On 2025/10/09 15:59:52 Josh McKenzie wrote:
> > if we introduce bad bugs a long way into a stable branch, e.g. 5.0.18;  
> > that's a really bad look for us and I fear will burn operators bad enough 
> > that we will lose users over it.
> I agree with this statement. The nuance is that it wouldn't be on a *stable* 
> branch, it'd be on a *backport* branch. Now - if we don't think users will 
> understand the distinction between Stable and Backport, that's a reasonable 
> conversation to have for sure.
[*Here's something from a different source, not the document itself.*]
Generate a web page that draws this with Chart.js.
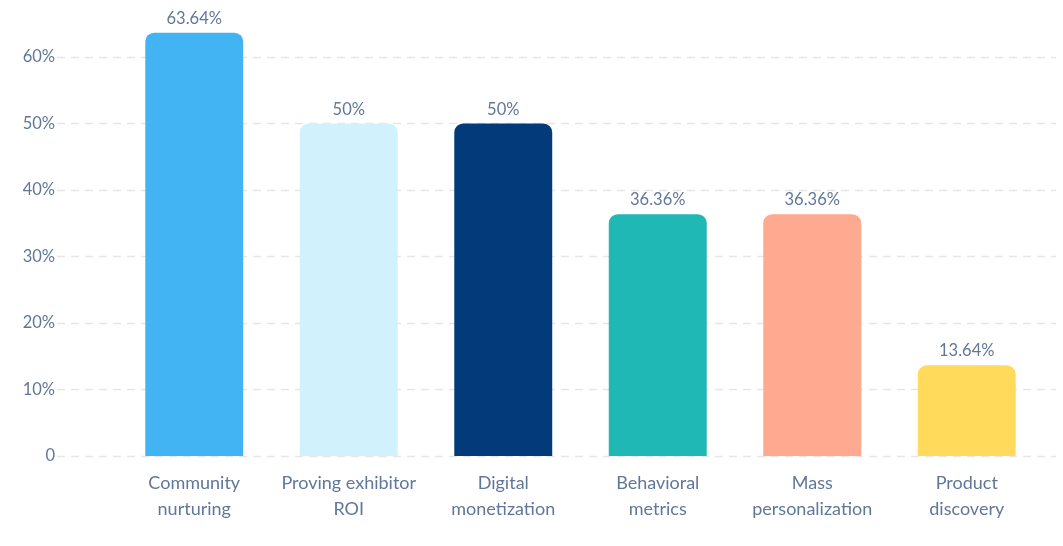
<!DOCTYPE html>
<html>
<head>
<meta charset="utf-8">
<script src="https://cdn.jsdelivr.net/npm/chart.js@4"></script>
<style>
html,body{margin:0;padding:0;background:#fff;}
#wrap{width:1063px;height:546px;position:relative;}
</style>
</head>
<body>
<div id="wrap"><canvas id="c" width="1063" height="546"></canvas></div>
<script>
const categories = [["Community","nurturing"],["Proving exhibitor","ROI"],["Digital","monetization"],["Behavioral","metrics"],["Mass","personalization"],["Product","discovery"]];
const values = [63.64, 50, 50, 36.36, 36.36, 13.64];
const valueLabels = ["63.64%","50%","50%","36.36%","36.36%","13.64%"];
const barColors = ["#42b3f3","#d1f1fd","#033a79","#20b8b5","#ffaa90","#ffda5b"];
const tickValues = [0,10,20,30,40,50,60];

const textColor = "#61779a";
const fontFamily = "Lato, 'Open Sans', sans-serif";

const gridPlugin = {
  id: 'fullGrid',
  beforeDatasetsDraw(chart) {
    const ctx = chart.ctx;
    const y = chart.scales.y;
    ctx.save();
    ctx.strokeStyle = '#e6e6e6';
    ctx.lineWidth = 1.5;
    ctx.setLineDash([8, 6]);
    y.ticks.forEach(t => {
      const py = Math.round(y.getPixelForValue(t.value)) + 0.5;
      ctx.beginPath();
      ctx.moveTo(57, py);
      ctx.lineTo(1056, py);
      ctx.stroke();
    });
    ctx.restore();
  }
};

const labelPlugin = {
  id: 'valueLabels',
  afterDatasetsDraw(chart) {
    const ctx = chart.ctx;
    const meta = chart.getDatasetMeta(0);
    ctx.save();
    ctx.fillStyle = textColor;
    ctx.font = "16.5px " + fontFamily;
    ctx.textAlign = 'center';
    ctx.textBaseline = 'bottom';
    meta.data.forEach((bar, i) => {
      ctx.fillText(valueLabels[i], bar.x, bar.y - 6);
    });
    ctx.restore();
  }
};

new Chart(document.getElementById('c'), {
  type: 'bar',
  data: {
    labels: categories,
    datasets: [{
      data: values,
      backgroundColor: barColors,
      borderRadius: {topLeft: 9, topRight: 9, bottomLeft: 0, bottomRight: 0},
      borderSkipped: 'start',
      barPercentage: 0.634,
      categoryPercentage: 1
    }]
  },
  options: {
    responsive: false,
    animation: false,
    devicePixelRatio: 1,
    layout: { padding: { top: 17, right: 19, bottom: 0, left: 0 } },
    plugins: { legend: { display: false }, tooltip: { enabled: false } },
    scales: {
      x: {
        grid: { display: false, drawTicks: false },
        border: { display: false },
        afterFit(scale) { scale.height = 90; scale.paddingLeft = 0; scale.paddingRight = 0; },
        ticks: { color: textColor, font: { family: fontFamily, size: 18, lineHeight: 1.45 }, padding: 14, maxRotation: 0, autoSkip: false }
      },
      y: {
        min: 0,
        max: 66,
        grid: { display: false, drawTicks: false },
        border: { display: false },
        afterFit(scale) { scale.width = 117; scale.paddingTop = 0; scale.paddingBottom = 0; },
        afterBuildTicks(scale) { scale.ticks = tickValues.map(v => ({ value: v })); },
        ticks: {
          color: textColor,
          font: { family: fontFamily, size: 16.5 },
          padding: 62,
          callback: v => v === 0 ? '0' : v + '%'
        }
      }
    }
  },
  plugins: [gridPlugin, labelPlugin]
});
</script>
</body>
</html>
Or if we think going from 5.0.X as stable to 
> 5.0.X as backport would be disruptive and break contract.
> 
> That said, the same requirement of users to understand the distinction would 
> hold whether our backport branch was 5.0.X or 5.1.X.
> 
> On Thu, Oct 9, 2025, at 11:48 AM, Mick wrote:
> > 
> > 
> > > If we have multiple private forks running large scale fleets w/backported 
> > > features, having that same code on the latest GA branch doesn't unduly 
> > > jeopardize the stability of that branch.
> > 
> > 
> > I don't agree with this extrapolation, and believe we have already been 
> > burnt by it.
> > 
> > Having someone run something in their production does not mean it meets our 
> > GA standard.
> > Even fleets of clusters within one company has a homogeneous deployment, 
> > and often a narrow bound of permitted data models.
> > 
> > It certainly heaps, and can be critically unique feedback in helping us get 
> > to GA, but it is certainly not alone universal, and that does matter for 
> > our stable branches and the trillions of possible combinations of 
> > configurations and data models operators can find themselves with.
> > 
> > I want to repeat my earlier statement:  if we introduce bad bugs a long way 
> > into a stable branch, e.g. 5.0.18;  that's a really bad look for us and I 
> > fear will burn operators bad enough that we will lose users over it.
> > 
> > It might be more constructive at this point to go through the examples of 
> > what folk are now running in production in down-streams and are they 
> > initial candidates for back-porting.